[Start of Provided data]
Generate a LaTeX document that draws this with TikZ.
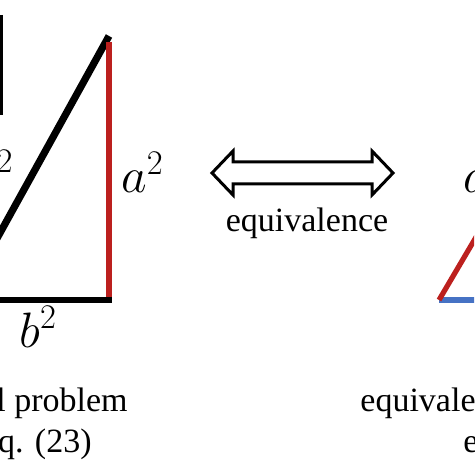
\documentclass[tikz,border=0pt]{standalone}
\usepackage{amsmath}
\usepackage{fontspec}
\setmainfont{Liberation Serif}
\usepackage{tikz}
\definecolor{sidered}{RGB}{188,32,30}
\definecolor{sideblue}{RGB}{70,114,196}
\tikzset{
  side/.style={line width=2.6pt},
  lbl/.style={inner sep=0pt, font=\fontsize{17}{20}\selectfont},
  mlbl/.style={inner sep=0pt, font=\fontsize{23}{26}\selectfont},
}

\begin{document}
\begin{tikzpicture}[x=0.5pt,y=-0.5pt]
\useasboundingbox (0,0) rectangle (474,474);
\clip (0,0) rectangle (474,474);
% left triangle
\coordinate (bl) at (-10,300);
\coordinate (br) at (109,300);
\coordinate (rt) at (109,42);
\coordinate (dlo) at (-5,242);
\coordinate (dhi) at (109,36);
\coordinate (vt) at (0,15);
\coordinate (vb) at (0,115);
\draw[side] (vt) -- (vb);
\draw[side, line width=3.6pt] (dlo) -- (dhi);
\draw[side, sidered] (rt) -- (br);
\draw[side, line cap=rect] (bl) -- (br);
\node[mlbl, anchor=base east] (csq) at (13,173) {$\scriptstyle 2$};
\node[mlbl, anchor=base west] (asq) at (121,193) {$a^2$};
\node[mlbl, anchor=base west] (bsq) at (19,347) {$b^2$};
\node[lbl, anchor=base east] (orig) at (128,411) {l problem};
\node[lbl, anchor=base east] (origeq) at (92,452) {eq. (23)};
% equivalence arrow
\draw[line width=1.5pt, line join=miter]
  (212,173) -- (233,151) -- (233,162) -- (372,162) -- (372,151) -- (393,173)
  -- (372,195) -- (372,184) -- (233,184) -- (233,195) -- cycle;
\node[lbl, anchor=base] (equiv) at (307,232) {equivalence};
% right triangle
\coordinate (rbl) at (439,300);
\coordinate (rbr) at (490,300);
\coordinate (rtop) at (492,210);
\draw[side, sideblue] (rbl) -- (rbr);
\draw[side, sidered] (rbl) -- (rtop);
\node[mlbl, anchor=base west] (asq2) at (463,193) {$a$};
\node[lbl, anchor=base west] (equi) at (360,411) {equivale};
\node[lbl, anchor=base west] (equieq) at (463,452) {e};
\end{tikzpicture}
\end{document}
[End of Provided data]
Restate the data above word for word. Skip every picture.

● Complete output:
Generate a LaTeX document that draws this with TikZ.
\documentclass[tikz,border=0pt]{standalone}
\usepackage{amsmath}
\usepackage{fontspec}
\setmainfont{Liberation Serif}
\usepackage{tikz}
\definecolor{sidered}{RGB}{188,32,30}
\definecolor{sideblue}{RGB}{70,114,196}
\tikzset{
  side/.style={line width=2.6pt},
  lbl/.style={inner sep=0pt, font=\fontsize{17}{20}\selectfont},
  mlbl/.style={inner sep=0pt, font=\fontsize{23}{26}\selectfont},
}

\begin{document}
\begin{tikzpicture}[x=0.5pt,y=-0.5pt]
\useasboundingbox (0,0) rectangle (474,474);
\clip (0,0) rectangle (474,474);
% left triangle
\coordinate (bl) at (-10,300);
\coordinate (br) at (109,300);
\coordinate (rt) at (109,42);
\coordinate (dlo) at (-5,242);
\coordinate (dhi) at (109,36);
\coordinate (vt) at (0,15);
\coordinate (vb) at (0,115);
\draw[side] (vt) -- (vb);
\draw[side, line width=3.6pt] (dlo) -- (dhi);
\draw[side, sidered] (rt) -- (br);
\draw[side, line cap=rect] (bl) -- (br);
\node[mlbl, anchor=base east] (csq) at (13,173) {$\scriptstyle 2$};
\node[mlbl, anchor=base west] (asq) at (121,193) {$a^2$};
\node[mlbl, anchor=base west] (bsq) at (19,347) {$b^2$};
\node[lbl, anchor=base east] (orig) at (128,411) {l problem};
\node[lbl, anchor=base east] (origeq) at (92,452) {eq. (23)};
% equivalence arrow
\draw[line width=1.5pt, line join=miter]
  (212,173) -- (233,151) -- (233,162) -- (372,162) -- (372,151) -- (393,173)
  -- (372,195) -- (372,184) -- (233,184) -- (233,195) -- cycle;
\node[lbl, anchor=base] (equiv) at (307,232) {equivalence};
% right triangle
\coordinate (rbl) at (439,300);
\coordinate (rbr) at (490,300);
\coordinate (rtop) at (492,210);
\draw[side, sideblue] (rbl) -- (rbr);
\draw[side, sidered] (rbl) -- (rtop);
\node[mlbl, anchor=base west] (asq2) at (463,193) {$a$};
\node[lbl, anchor=base west] (equi) at (360,411) {equivale};
\node[lbl, anchor=base west] (equieq) at (463,452) {e};
\end{tikzpicture}
\end{document}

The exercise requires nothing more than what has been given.